Banned chemicals have no place in a wilder future (credit Paustius / Shutterstock)

UK Government authorises use of bee-killing pesticide for sugar beet

Friday 19 January, 2024

'Emergency' authorisation to use a highly damaging neonicotinoid has today been approved by UK Government, despite nearly 15,000 people calling on them to choose better support for farmers and thriving wildlife, instead of bee-killing pesticides.

On 18th January 2024, the UK Government's Farming Minister, Mark Spencer, has approved 'emergency' authorisation for the use of the highly damaging neonicotinoid, Thiamethoxam, on sugar beet for the fourth year in a row. This pesticide has been banned in the UK since 2018 but has been approved for use on British sugar beet crops. This announcement comes despite an industry commitment to end reliance on the banned pesticide by 2023.

Thiamethoxam is lethal - even a miniscule trace of this toxin can disrupt a bee's ability to navigate and reproduce, significantly reducing the chance of survival. With a third of UK food crops pollinated by insects, and their contribution to the UK economy estimated at hundreds of millions of pounds per year - our food system cannot function without bees.

Research published in 2023 found harmful neonicotinoids present in more than 10% of English rivers, home to 3,800 invertebrate species, despite a widespread ban of these chemicals in 2018. Today's decision will put the health of UK rivers at even further risk.

Barnaby Coupe, land use policy manager at The Wildlife Trusts, says:

"The Farming Minister's decision to authorise the use of a banned neonicotinoid pesticide on sugar beet for the fourth year in a row is a deathblow for wildlife, a backwards step in evidence-based decision making, and a betrayal of farmers who are producing food sustainably.

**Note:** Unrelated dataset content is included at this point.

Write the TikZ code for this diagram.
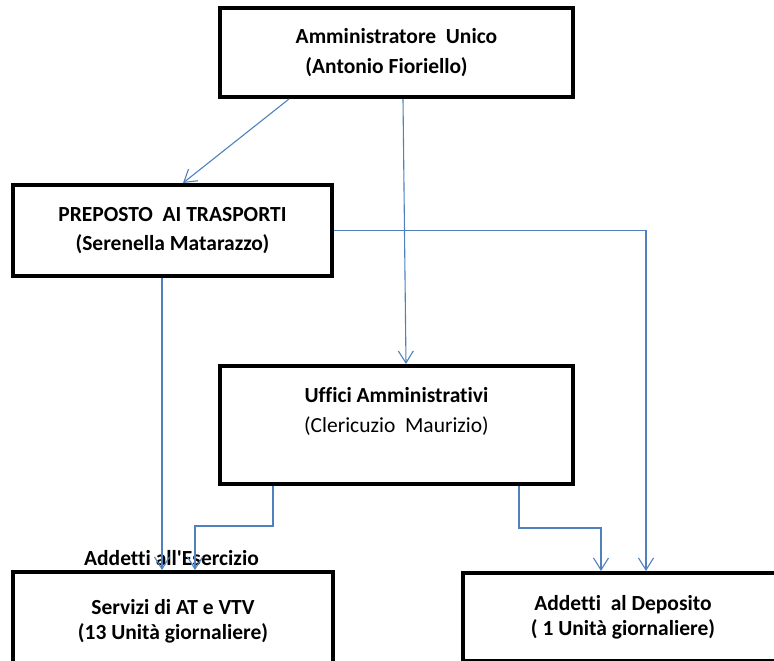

"On the same day the Office for Environmental Protection has published a report revealing UK Government is still not on track to meet its own environmental commitments, it is shocking that politicians are still choosing to support short-term corporate profits at the expense of nature and the long-term sustainability of farm businesses.

"The Wildlife Trusts are deeply disappointed that this decision ignores a third of sugar beet farmers in England who chose not to use this chemical in previous years, and who will now be actively disadvantaged this year. It is entirely possible to produce food in a way that helps rather than harms nature – and UK farmers know that the use of this chemical is not a long-term solution.

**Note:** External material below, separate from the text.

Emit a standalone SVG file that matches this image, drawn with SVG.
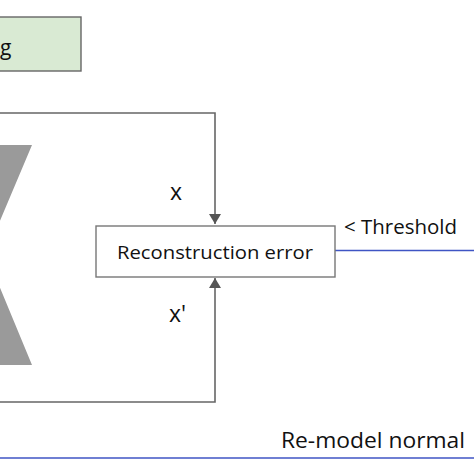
<svg xmlns="http://www.w3.org/2000/svg" width="474" height="474" viewBox="0 0 474 474">
<style>
.t{font-family:"Open Sans",Lato,"Liberation Sans",sans-serif;fill:#111}
.ln{fill:none;stroke:#666;stroke-width:1.6}
.bl{fill:none;stroke:#3f55c4;stroke-width:1.6}
</style>
<defs>
<marker id="ah" viewBox="0 0 10 12" refX="10" refY="6" markerWidth="10" markerHeight="12" markerUnits="userSpaceOnUse" orient="auto">
<path d="M0,0 L10,6 L0,12 Z" fill="#555"/>
</marker>
</defs>
<rect width="474" height="474" fill="#fff"/>
<g id="train-box">
<rect x="-10" y="17" width="91" height="54" fill="#d9ead3" stroke="#666" stroke-width="1.4"/>
<text class="t" x="0" y="55" font-size="21">g</text>
</g>
<g id="decoder">
<polygon points="-60,145 32,145 -14,254 32,365 -60,365" fill="#9a9a9a"/>
</g>
<g id="connectors">
<path class="ln" d="M0,113 H215 V224" marker-end="url(#ah)"/>
<path class="ln" d="M0,402 H215 V278" marker-end="url(#ah)"/>
<path class="bl" d="M335,250.5 H474"/>
<path class="bl" d="M0,458 H474"/>
</g>
<g id="recon">
<rect x="96" y="226" width="239" height="51" fill="#fff" stroke="#777" stroke-width="1.4"/>
<text class="t" x="117" y="259" font-size="18.5" textLength="196" lengthAdjust="spacingAndGlyphs">Reconstruction error</text>
</g>
<g id="labels">
<text class="t" x="170" y="200" font-size="23">x</text>
<text class="t" x="169" y="322" font-size="23">x'</text>
<text class="t" x="344" y="234" font-size="20" textLength="113" lengthAdjust="spacingAndGlyphs">&lt; Threshold</text>
<text class="t" x="281" y="448" font-size="22.5" textLength="184" lengthAdjust="spacingAndGlyphs">Re-model normal</text>
</g>
</svg>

"This should include providing routes to market for farmers growing non-neonic treated sugar, and providing targeted financial support for non-neonic beet growers to cover additional risk currently taken on by the farmer."

Gareth Dalglish, Norfolk Wildlife Trust's Nature Recovery Director, says:

"We are committed to helping Norfolk's farmers to restore nature and are disappointed by the Minister's decision.

"This is a crucial issue for Norfolk. East Anglia is the heart of the British sugar industry, home to the majority of around 3,000 sugar beet farmers. We recognise the impact that Virus Yellows Disease can have on such an important crop for many arable farms across the county and know that many of Norfolk's farmers are passionate about producing crops in a wildlife-friendly way.

"In order to combat the biodiversity crisis and achieve the internationally agreed target of 30% of our land and seas managed for nature by 2030, it's vital that beet farmers are supported to deliver a truly sustainable food source in a way that protects the future of our pollinators and reduces pollution in our rivers.

"We will continue to campaign for more support for the Norfolk farmers we know are already choosing not to use neonicotinoids and the great many more who would move to alternatives if it was made a more compelling business decision."

Ben McFarland, Suffolk Wildlife Trust's Director of Wildlife Conservation & Recovery, says:

"Suffolk Wildlife Trust is deeply disappointed that the UK Government has once again approved the emergency use of the banned pesticide thiamethoxam, a neonicotinoid that is devastatingly toxic to bees and other pollinators. Thiamethoxam finds it ways into rivers and streams, including the River Waveney on the Norfolk-Suffolk border, exposing the aquatic invertebrates that live there and putting the health of wildlife in our waterways at risk.

"Almost a third of farmers in England chose not to use Thiamethoxam-treated seeds in 2022. British Sugar and NFU need to do more to support nature-friendly farming and reduce the sugar industry's reliance on toxic chemicals that compromise the health of nature in Suffolk and East Anglia. We work with many farmers and farming clusters in Suffolk who are making brilliant adaptations to their land and practices to be more nature-friendly."

The Wildlife Trusts submitted a formal complaint about the Minister's decision to grant authorisations in previous years to the Office for Environmental Protection (OEP) in June 2023, which is still under consideration. The UK Government's decision to authorise this chemical is in contradiction with the OEP's report released today: Progress on improving the natural environment in England. The report states that UK Government's efforts to manage exposure to chemicals and pesticides has been limited and they are largely off track to meet its commitments.

Approximately fifteen thousand people wrote to Mark Spencer, the Farming Minister, asking him to provide more support for farmers, healthy wildlife, and unpolluted soils and rivers - instead of another year of banned, toxic chemicals. Today, Mr Mark Spencer said no.